Counting numbers of synaptic proteins: absolute quantification and single molecule imaging techniques

Abstract

The ability to count molecules is essential to elucidating cellular mechanisms, as these often depend on the absolute numbers and concentrations of molecules within specific compartments. Such is the case at chemical synapses, where the transmission of information from presynaptic to postsynaptic terminals requires complex interactions between small sets of molecules. Be it the subunit stoichiometry specifying neurotransmitter receptor properties, the copy numbers of scaffold proteins setting the limit of receptor accumulation at synapses, or protein packing densities shaping the molecular organization and plasticity of the postsynaptic density, all of these depend on exact quantities of components. A variety of proteomic, electrophysiological, and quantitative imaging techniques have yielded insights into the molecular composition of synaptic complexes. In this review, we compare the different quantitative approaches and consider the potential of single molecule imaging techniques for the quantification of synaptic components. We also discuss specific neurobiological data to contextualize the obtained numbers and to explain how they aid our understanding of synaptic structure and function.

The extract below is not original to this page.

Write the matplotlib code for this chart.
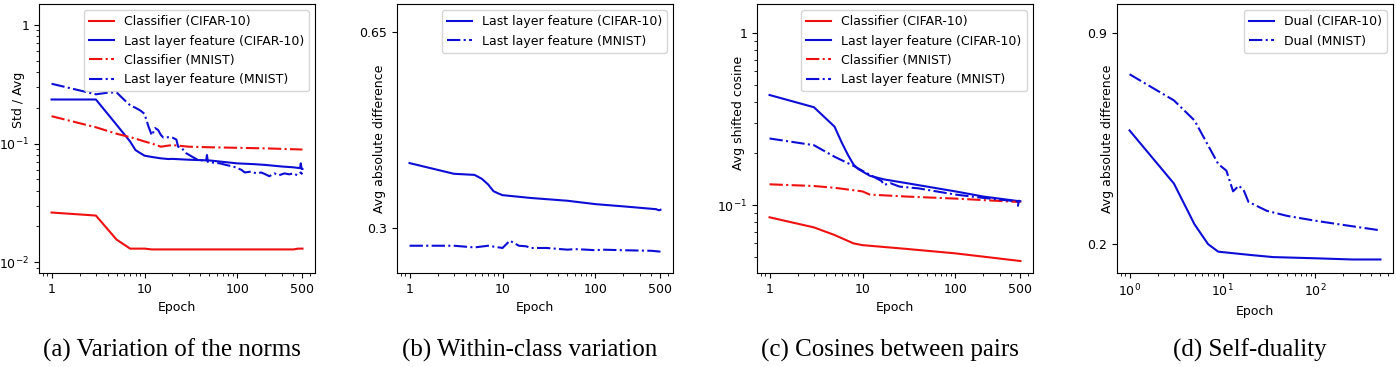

Keywords: pair correlation analysis; photoactivated localization microscopy; single molecule localization microscopy; stochastic optical reconstruction microscopy.

Fig. 1

Where numbers count: quantitative parameters of synaptic components. Synaptic transmission ultimately depends on the activity of postsynaptic receptor complexes. The release of neurotransmitters from the presynaptic terminal controls the activation of these receptors, whereas scaffold proteins in the PSD regulate their number and subsynaptic distribution. Precise knowledge of the relevant parameters can help model the underlying molecular mechanisms on a quantitative level.

Fig. 2

Molecule counting using conventional and single molecule imaging. (a) Conventional fluorescence microscopy of a dissociated hippocampal neuron expressing Dendra2-tagged ${\mathrm{GABA}}_{\mathrm{A}}\mathrm{R}\gamma 2$. (b) Idealized representation of an intensity-time trace displaying photobleaching steps. (c) Histogram of fluorophore counts (black bars) and data fitting with a binomial distribution corresponding to two fluorophores and a probability of detection $p_d$ of 80% (gray). Note that some overcounting may occur in these experiments. The counts have been corrected for missed events where both fluorophores are inactive ($0.2\times 0.2=0.04$). (d) Pointillist image of Dendra2-${\mathrm{GABA}}_{\mathrm{A}}\mathrm{R}\gamma 2$ detections of the neuron shown in (a). Clusters of detections belonging to the same molecule can be spatially resolved in sparse areas (inset). (e) Illustration of a time trace of PALM detections. Bursts of detections originating from different fluorophores can be separated temporally to determine molecule numbers. The number of bursts can be fitted with a binomial distribution to account for the photoactivation efficiency of the fluorophore [as in (c)]. (f) Pulsed photoconversion of subsets of fluorophores in a dense structure. Steps in the decay traces correspond to the bleaching of single fluorophores [as in (b)]. The total number of fluorophores can be calculated as the sum of the peak intensities expressed in absolute numbers. (g) Quantitative analysis of fluorescence decay kinetics. The number of molecules in a dense structure can be calculated as $N=A/(i\tau )$, where $A$ is the area under the curve (total intensity of the structure), $i$ is the average intensity of individual fluorophores, and $\tau$ is the lifetime of the fluorophores. (h) Pair correlation analysis of the spatial distribution of fluorophores. Deviations from a random distribution (dots) identify clustering due to recurrent fluorophore detections (gray) or the presence of protein complexes (black curve) at characteristic distances.